Historically, L2 carried only the encrypted Precision (P) code for authorized military users. Civilian receivers could access L2 through semi-codeless techniques that provided limited dual-frequency capability but were complex and produced degraded measurements. The modernized L2C signal, first broadcast in 2005 and now available from most operational GPS satellites, provides a full civil signal comparable in accessibility to L1 C/A, enabling straightforward dual-frequency civilian applications.

The primary advantage of L2 lies in dual-frequency ionospheric correction. The ionosphere delays GNSS signals in a frequency-dependent manner, lower frequencies are delayed more than higher frequencies. By measuring the same satellite with both L1 and L2 signals, receivers can calculate the ionospheric delay along each signal path and remove most of this error source. This capability improves positioning accuracy from several meters (single-frequency) to sub-meter or better levels, and is essential for Real-Time Kinematic (RTK) and Precise Point Positioning (PPP) applications requiring centimeter-level precision.
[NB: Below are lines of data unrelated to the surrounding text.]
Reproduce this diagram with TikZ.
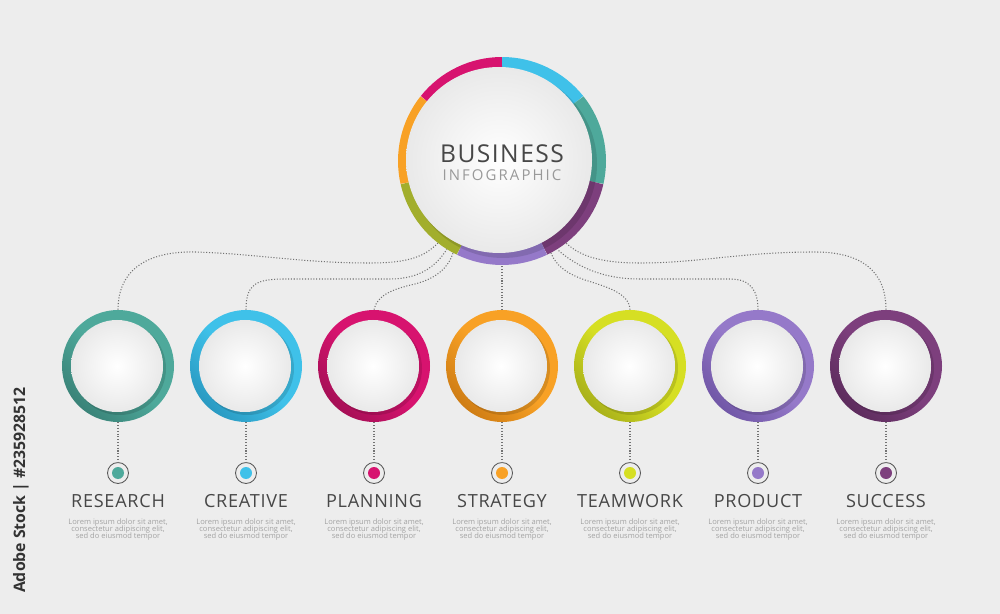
\documentclass[tikz,border=0pt]{standalone}
\usepackage{fontspec}
\setmainfont{Open Sans}
\usetikzlibrary{positioning}
\definecolor{bg}{HTML}{EDEDED}
\definecolor{txt}{HTML}{474747}
\definecolor{lorem}{HTML}{A3A3A3}
\definecolor{disc}{HTML}{E9E9E9}
\definecolor{cteal}{HTML}{4EA99B}
\definecolor{ctealD}{HTML}{3A8378}
\definecolor{ccyan}{HTML}{3FC1E9}
\definecolor{ccyanD}{HTML}{2A9AC2}
\definecolor{cmag}{HTML}{D7136F}
\definecolor{cmagD}{HTML}{A60F56}
\definecolor{corange}{HTML}{F8A125}
\definecolor{corangeD}{HTML}{CF7D14}
\definecolor{clime}{HTML}{D6DF23}
\definecolor{climeD}{HTML}{A9B11A}
\definecolor{clav}{HTML}{9579C9}
\definecolor{clavD}{HTML}{7157A7}
\definecolor{cpurple}{HTML}{7D3F7D}
\definecolor{cpurpleD}{HTML}{5D2C5D}
\definecolor{colive}{HTML}{A2AE2C}
\tikzset{hubring/.style = {circle, inner sep = 0, minimum size = 4.16cm}}
\tikzset{ring/.style = {circle, inner sep = 0, minimum size = 2.24cm}}
\tikzset{dot/.style = {circle, draw = black!65, fill = bg, line width = 0.5pt, inner sep = 0, minimum size = 0.42cm}}
\tikzset{link/.style = {densely dotted, black!55, line width = 0.6pt}}
\tikzset{steptitle/.style = {inner sep = 0, text = txt, font = \fontsize{10.3}{11}\selectfont\addfontfeature{LetterSpace = 4}}}
\tikzset{steptext/.style = {inner sep = 0, align = center, text = lorem, font = \fontsize{4.3}{4.1}\selectfont,
  execute at begin node = {\setlength{\lineskiplimit}{-5pt}}}}

\begin{document}
\begin{tikzpicture}[x = 0.02cm, y = 0.02cm]
  \fill [bg] (0, 0) rectangle (1000, -614);

  \node [hubring] (hub) at (502, -161) {};

  % the seven steps
  \foreach \i/\name/\col/\dark in {1/RESEARCH/cteal/ctealD, 2/CREATIVE/ccyan/ccyanD,
      3/PLANNING/cmag/cmagD, 4/STRATEGY/corange/corangeD, 5/TEAMWORK/clime/climeD,
      6/PRODUCT/clav/clavD, 7/SUCCESS/cpurple/cpurpleD} {
    \pgfmathsetmacro{\x}{118 + 128*(\i - 1)}
    \node [ring] (s\i) at (\x, -366) {};
    \shade [even odd rule, top color = \col, bottom color = \dark, middle color = \col, shading angle = -45]
      (s\i.center) circle (56) circle (45);
    \fill [black, opacity = 0.13] ([shift = {(0.03cm, -0.05cm)}]s\i.center) circle (46.5);
    \shade [inner color = white, outer color = disc] ([xshift = -0.02cm]s\i.center) circle (46);

    \node [dot] (d\i) at (\x, -473) {};
    \fill [\col] (d\i.center) circle (6);
    \draw [link] (s\i) -- (d\i);

    \node [steptitle] (t\i) at (\x, -501) {\name};
    \node [steptext, below = 0.2cm of t\i] (l\i) {Lorem ipsum dolor sit amet,\\ consectetur adipiscing elit,\\ sed do eiusmod tempor};
  }

  % connectors to the hub
  \draw [link] (s1.north) .. controls (118, -268) and (150, -251) .. (195, -252)
    .. controls (260, -254) and (300, -263) .. (370, -263)
    .. controls (410, -263) and (425, -256) .. (hub.-128);
  \draw [link] (s2.north) .. controls (246, -284) and (256, -279) .. (285, -279) -- (390, -279)
    .. controls (420, -279) and (436, -266) .. (hub.-122);
  \draw [link] (s3.north) .. controls (377, -295) and (393, -289) .. (415, -284)
    .. controls (438, -278) and (449, -266) .. (hub.-118);
  \draw [link] (s4.north) -- (hub.south);
  \draw [link] (s5.north) .. controls (629, -293) and (607, -287) .. (585, -280)
    .. controls (565, -273) and (556, -265) .. (hub.-62);
  \draw [link] (s6.north) .. controls (758, -290) and (750, -279) .. (730, -279) -- (640, -279)
    .. controls (600, -279) and (575, -265) .. (hub.-58);
  \draw [link] (s7.north) .. controls (886, -270) and (860, -252) .. (815, -252)
    .. controls (740, -252) and (700, -263) .. (640, -263)
    .. controls (600, -263) and (580, -256) .. (hub.-52);

  % hub ring
  \foreach \col [count = \k from 0] in {ccyan, cteal, cpurple, clav, colive, corange, cmag} {
    \pgfmathsetmacro{\a}{90 - \k*360/7}
    \draw [\col, line width = 0.36cm] (hub.center) ++(\a:95) arc [start angle = \a, delta angle = -360/7, radius = 95];
  }
  \fill [black, opacity = 0.12] ([shift = {(0.02cm, -0.06cm)}]hub.center) circle (94);
  \shade [inner color = white, outer color = disc] ([shift = {(-0.06cm, 0.02cm)}]hub.center) circle (93);
  \node [inner sep = 0, text = txt, font = \fontsize{14}{15}\selectfont\addfontfeature{LetterSpace = 6}] (biz)
    at ([yshift = 0.15cm]hub.center) {BUSINESS};
  \node [inner sep = 0, text = black!40, font = \fontsize{8.5}{9}\selectfont\addfontfeature{LetterSpace = 14}, below = 0.12cm of biz] (info) {INFOGRAPHIC};

  \node [rotate = 90, inner sep = 0, text = black!80, font = \bfseries\fontsize{9}{9}\selectfont] (stock) at (21, -490) {Adobe Stock | \#235928512};
\end{tikzpicture}
\end{document}
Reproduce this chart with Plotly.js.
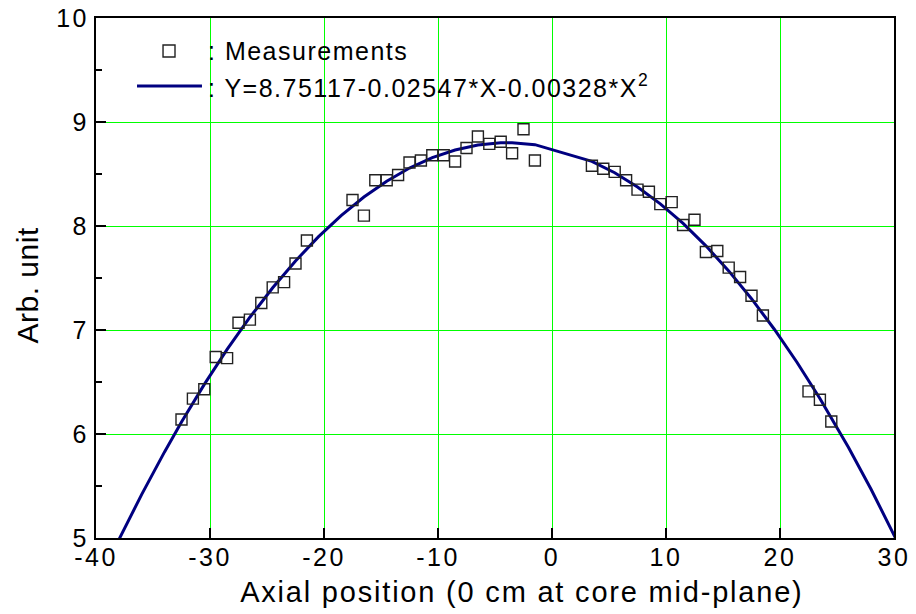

L2 also provides improved performance in certain challenging environments. The lower frequency of L2 (compared to L1) penetrates some obstacles more effectively and can improve tracking continuity under marginal conditions. Additionally, having two independent frequencies provides redundancy, if interference affects one frequency, the other may remain usable. Modern multi-frequency receivers combine L1, L2, and increasingly L5 signals to maximize accuracy, availability, and robustness across diverse operating environments.